• _Task goal_
Reproduce all of the data below without alteration; exclude every picture.

• _Source excerpt_
#####
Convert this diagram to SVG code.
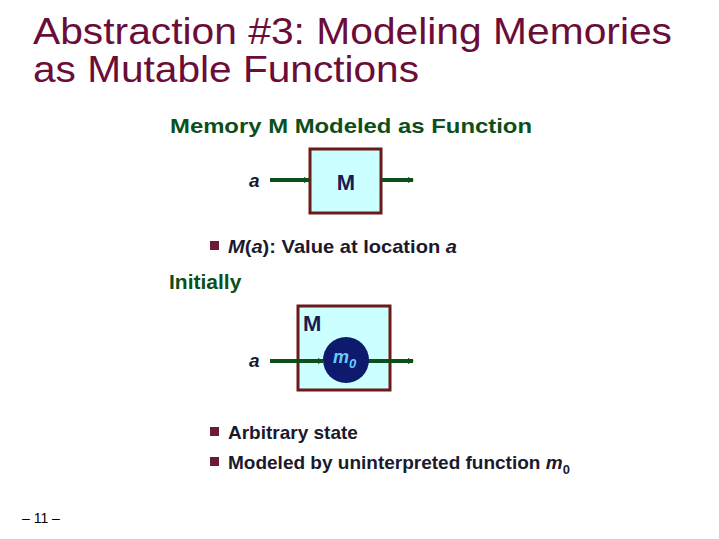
<svg xmlns="http://www.w3.org/2000/svg" width="719" height="539" viewBox="0 0 719 539">
<style>
.t{font-family:"Liberation Sans",Arial,sans-serif}
.title{font-size:37px;fill:#6b0d38}
.head{font-size:21px;fill:#0b4f1a;font-weight:bold}
.body{font-size:19px;fill:#1a1a2e;font-weight:bold}
.box{fill:#ccffff;stroke:#6b1a1a;stroke-width:3}
.wire{stroke:#0b4f1a;stroke-width:4;fill:none}
.bul{fill:#6b1a3a}
</style>
<defs><marker id="ah" markerWidth="6" markerHeight="6" refX="5" refY="3" orient="auto" markerUnits="userSpaceOnUse"><path d="M0,0L6,3L0,6z" fill="#0b4f1a"/></marker></defs>
<text class="t title" x="33" y="44" textLength="639" lengthAdjust="spacingAndGlyphs">Abstraction #3: Modeling Memories</text>
<text class="t title" x="33" y="82" textLength="386" lengthAdjust="spacingAndGlyphs">as Mutable Functions</text>
<text class="t head" x="170" y="133" textLength="362" lengthAdjust="spacingAndGlyphs">Memory M Modeled as Function</text>
<g id="m1"><rect class="box" x="310" y="149" width="71" height="64"/><text class="t" x="346" y="190" font-size="22" fill="#1a1a55" text-anchor="middle" font-weight="bold">M</text></g>
<text class="t body" x="249" y="187" font-style="italic">a</text>
<rect class="bul" x="210" y="241" width="9" height="9"/>
<text class="t body" x="228" y="253" textLength="229" lengthAdjust="spacingAndGlyphs"><tspan font-style="italic">M</tspan>(<tspan font-style="italic">a</tspan>): Value at location <tspan font-style="italic">a</tspan></text>
<text class="t head" x="169" y="289">Initially</text>
<g id="m2"><rect class="box" x="298" y="306" width="92" height="84"/><text class="t" x="303" y="331" font-size="22" fill="#1a1a55" font-weight="bold">M</text></g>
<g id="c"><path class="wire" d="M270,361H323" marker-end="url(#ah)"/><path class="wire" d="M368,361H413" marker-end="url(#ah)"/><path class="wire" d="M270,180H309" marker-end="url(#ah)"/><path class="wire" d="M382,180H413" marker-end="url(#ah)"/></g>
<g id="m0"><circle cx="346" cy="360" r="23" fill="#0d1a6e"/><text class="t" x="333" y="363" font-size="18" fill="#66ccff" font-style="italic" font-weight="bold">m<tspan font-size="13" dy="5">0</tspan></text></g>
<text class="t body" x="249" y="367" font-style="italic">a</text>
<rect class="bul" x="210" y="427" width="9" height="9"/>
<text class="t body" x="228" y="439">Arbitrary state</text>
<rect class="bul" x="210" y="457" width="9" height="9"/>
<text class="t body" x="228" y="469">Modeled by uninterpreted function <tspan font-style="italic">m</tspan><tspan font-size="13" dy="5">0</tspan></text>
<text class="t" x="22" y="523" font-size="14" fill="#000">– 11 –</text>
</svg>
#####
• _Expected answer_
Convert this diagram to SVG code.
<svg xmlns="http://www.w3.org/2000/svg" width="719" height="539" viewBox="0 0 719 539">
<style>
.t{font-family:"Liberation Sans",Arial,sans-serif}
.title{font-size:37px;fill:#6b0d38}
.head{font-size:21px;fill:#0b4f1a;font-weight:bold}
.body{font-size:19px;fill:#1a1a2e;font-weight:bold}
.box{fill:#ccffff;stroke:#6b1a1a;stroke-width:3}
.wire{stroke:#0b4f1a;stroke-width:4;fill:none}
.bul{fill:#6b1a3a}
</style>
<defs><marker id="ah" markerWidth="6" markerHeight="6" refX="5" refY="3" orient="auto" markerUnits="userSpaceOnUse"><path d="M0,0L6,3L0,6z" fill="#0b4f1a"/></marker></defs>
<text class="t title" x="33" y="44" textLength="639" lengthAdjust="spacingAndGlyphs">Abstraction #3: Modeling Memories</text>
<text class="t title" x="33" y="82" textLength="386" lengthAdjust="spacingAndGlyphs">as Mutable Functions</text>
<text class="t head" x="170" y="133" textLength="362" lengthAdjust="spacingAndGlyphs">Memory M Modeled as Function</text>
<g id="m1"><rect class="box" x="310" y="149" width="71" height="64"/><text class="t" x="346" y="190" font-size="22" fill="#1a1a55" text-anchor="middle" font-weight="bold">M</text></g>
<text class="t body" x="249" y="187" font-style="italic">a</text>
<rect class="bul" x="210" y="241" width="9" height="9"/>
<text class="t body" x="228" y="253" textLength="229" lengthAdjust="spacingAndGlyphs"><tspan font-style="italic">M</tspan>(<tspan font-style="italic">a</tspan>): Value at location <tspan font-style="italic">a</tspan></text>
<text class="t head" x="169" y="289">Initially</text>
<g id="m2"><rect class="box" x="298" y="306" width="92" height="84"/><text class="t" x="303" y="331" font-size="22" fill="#1a1a55" font-weight="bold">M</text></g>
<g id="c"><path class="wire" d="M270,361H323" marker-end="url(#ah)"/><path class="wire" d="M368,361H413" marker-end="url(#ah)"/><path class="wire" d="M270,180H309" marker-end="url(#ah)"/><path class="wire" d="M382,180H413" marker-end="url(#ah)"/></g>
<g id="m0"><circle cx="346" cy="360" r="23" fill="#0d1a6e"/><text class="t" x="333" y="363" font-size="18" fill="#66ccff" font-style="italic" font-weight="bold">m<tspan font-size="13" dy="5">0</tspan></text></g>
<text class="t body" x="249" y="367" font-style="italic">a</text>
<rect class="bul" x="210" y="427" width="9" height="9"/>
<text class="t body" x="228" y="439">Arbitrary state</text>
<rect class="bul" x="210" y="457" width="9" height="9"/>
<text class="t body" x="228" y="469">Modeled by uninterpreted function <tspan font-style="italic">m</tspan><tspan font-size="13" dy="5">0</tspan></text>
<text class="t" x="22" y="523" font-size="14" fill="#000">– 11 –</text>
</svg>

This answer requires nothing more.